Constructive Notice and Payment Records
The court recognized that the special assessment tax records constituted constructive notice regarding the attempted payment of taxes through the delivery of district bonds. It underscored that these records clearly indicated the method employed to effectuate payment, thus informing all parties involved, including potential purchasers of the properties. This determination was crucial in addressing the claims of innocent purchasers who relied on the assessment records, as the court held that the records provided sufficient notice of the payment situation. The implications of this ruling emphasized the importance of accurate public records in municipal financial transactions and established that reliance on such records must be based on their contents, regardless of the subsequent determination of the statute's constitutionality.
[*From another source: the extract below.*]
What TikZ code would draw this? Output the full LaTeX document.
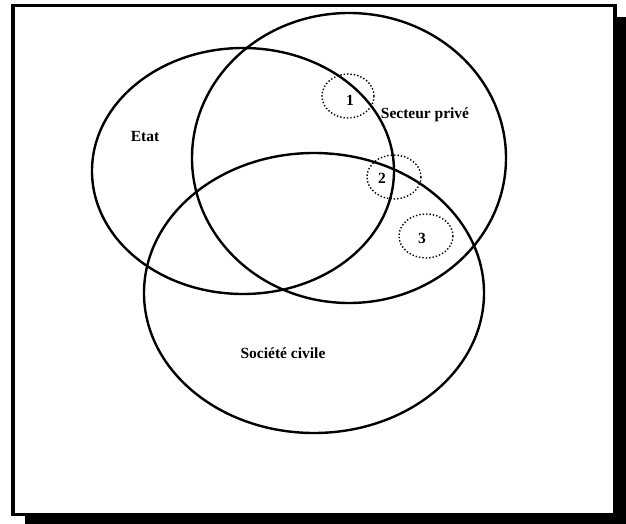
\documentclass[tikz,border=0pt]{standalone}
\usepackage{fontspec}
\setmainfont{Liberation Serif}
\begin{document}
\begin{tikzpicture}[x=1pt,y=-1pt,
  big/.style={draw=black,line width=2.4pt},
  zone/.style={draw=black,line width=1.4pt,dotted},
  lab/.style={font=\fontsize{15.5}{18}\selectfont\bfseries,inner sep=0pt}]
\useasboundingbox (0,0) rectangle (626,524);
% shadow and frame
\fill[black] (25,17) rectangle (626,524);
\draw[fill=white,line width=3.5pt] (13,5.5) rectangle (615,514.5);
% main ellipses
\draw[big] (243,171) ellipse [x radius=151, y radius=123];
\draw[big] (349,158) ellipse [x radius=157, y radius=145];
\draw[big] (314,293) ellipse [x radius=170, y radius=140];
% dotted zones
\draw[zone] (348,96) ellipse [x radius=26, y radius=22];
\draw[zone] (394,177) ellipse [x radius=27, y radius=22];
\draw[zone] (426,236) ellipse [x radius=27, y radius=22];
% labels
\node[lab] (etat) at (145,137) {Etat};
\node[lab] (prive) at (425,115) {Secteur privé};
\node[lab] (civile) at (283,353) {Société civile};
\node[lab] (n1) at (350,100) {1};
\node[lab] (n2) at (382,178) {2};
\node[lab] (n3) at (422,238) {3};
\end{tikzpicture}
\end{document}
Waiver of Penalties and Bondholder Consent
The court elaborated on the requirements for waiving penalties associated with delinquent special assessments, ruling that such waivers necessitated the written consent of all bondholders. This ruling was grounded in the understanding that bondholders have vested contractual rights, including the right to penalties, which cannot be unilaterally overridden by municipal officials. The court maintained that any waiver of penalties would only be effective if all holders of unpaid bonds collectively agreed in writing, thereby protecting the interests of the bondholders against arbitrary decisions by municipal authorities. This aspect of the ruling reinforced the contractual nature of bondholder rights and the need for municipal compliance with statutory and contractual obligations in managing special assessments.
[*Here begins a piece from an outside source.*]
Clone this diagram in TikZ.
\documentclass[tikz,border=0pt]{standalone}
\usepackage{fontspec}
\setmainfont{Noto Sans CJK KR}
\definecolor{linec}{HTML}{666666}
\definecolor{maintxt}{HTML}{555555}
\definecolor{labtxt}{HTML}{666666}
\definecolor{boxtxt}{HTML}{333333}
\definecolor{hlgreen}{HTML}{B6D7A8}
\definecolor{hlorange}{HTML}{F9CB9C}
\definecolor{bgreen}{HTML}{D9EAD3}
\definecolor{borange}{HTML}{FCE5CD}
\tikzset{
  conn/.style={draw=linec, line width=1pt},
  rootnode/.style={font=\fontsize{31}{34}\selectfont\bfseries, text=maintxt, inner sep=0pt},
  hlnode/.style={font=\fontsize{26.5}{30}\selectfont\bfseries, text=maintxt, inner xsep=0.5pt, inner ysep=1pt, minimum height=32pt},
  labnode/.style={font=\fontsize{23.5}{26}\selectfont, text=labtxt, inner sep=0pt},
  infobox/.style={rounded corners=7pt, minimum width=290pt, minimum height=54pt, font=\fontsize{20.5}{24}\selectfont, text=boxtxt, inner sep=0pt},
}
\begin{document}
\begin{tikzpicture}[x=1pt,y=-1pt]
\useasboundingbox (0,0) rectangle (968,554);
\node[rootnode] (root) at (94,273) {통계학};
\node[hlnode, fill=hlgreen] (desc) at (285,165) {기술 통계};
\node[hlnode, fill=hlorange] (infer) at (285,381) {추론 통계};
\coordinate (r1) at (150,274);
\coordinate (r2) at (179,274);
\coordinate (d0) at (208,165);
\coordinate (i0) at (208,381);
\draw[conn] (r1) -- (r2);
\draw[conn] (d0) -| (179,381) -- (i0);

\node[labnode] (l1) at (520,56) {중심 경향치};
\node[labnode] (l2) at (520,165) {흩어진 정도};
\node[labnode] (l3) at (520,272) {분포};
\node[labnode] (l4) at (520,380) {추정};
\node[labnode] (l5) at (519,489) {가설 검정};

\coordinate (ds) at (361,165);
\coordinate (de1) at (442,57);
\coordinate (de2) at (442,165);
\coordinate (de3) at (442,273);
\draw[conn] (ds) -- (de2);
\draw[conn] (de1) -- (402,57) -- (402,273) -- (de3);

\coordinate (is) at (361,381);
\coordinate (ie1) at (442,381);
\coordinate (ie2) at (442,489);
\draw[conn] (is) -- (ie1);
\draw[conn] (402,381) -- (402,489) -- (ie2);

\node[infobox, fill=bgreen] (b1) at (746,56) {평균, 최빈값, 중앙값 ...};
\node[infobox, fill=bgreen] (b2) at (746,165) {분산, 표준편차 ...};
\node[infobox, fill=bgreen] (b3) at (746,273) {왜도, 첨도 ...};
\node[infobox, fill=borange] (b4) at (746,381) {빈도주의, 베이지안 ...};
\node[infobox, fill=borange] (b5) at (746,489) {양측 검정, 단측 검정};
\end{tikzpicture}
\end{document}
Statute of Limitations for Foreclosure Actions
The Supreme Court also addressed the statute of limitations applicable to actions to foreclose liens for special assessments. The court determined that such actions were governed by a three-year limitation period that commenced after a delinquency continued for twelve months. This decision clarified the timeline for bondholders seeking to enforce their rights through foreclosure, ensuring that they had a clear understanding of when their claims would become barred. The court found that the trial court had erred in its application of the statute of limitations, incorrectly determining the timing of the accrual of causes of action. By resetting the framework for understanding limitations in this context, the court provided a clearer legal standard for future cases involving similar circumstances.
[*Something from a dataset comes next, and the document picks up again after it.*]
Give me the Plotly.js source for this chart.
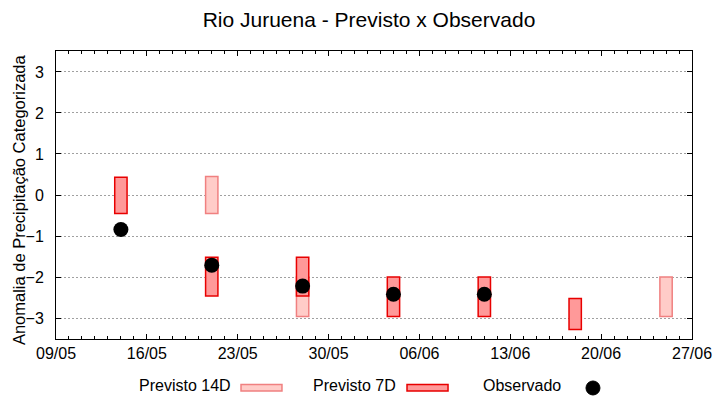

Impact of Property Resale on Assessment Liens
Furthermore, the court ruled that the sale of properties at resale for ad valorem taxes did not affect the validity of the liens for special assessment taxes. The ruling clarified that these liens remained intact even when properties were sold for other types of tax delinquencies. The court held that the sale did not extinguish the liens for special assessments that were delinquent at the time of the resale, nor did it affect any installments that were not yet due. This decision reinforced the principle that special assessment liens have a distinct status that is preserved despite other tax-related transactions, ensuring that bondholders' rights to enforce these liens were adequately protected regardless of the property's tax history.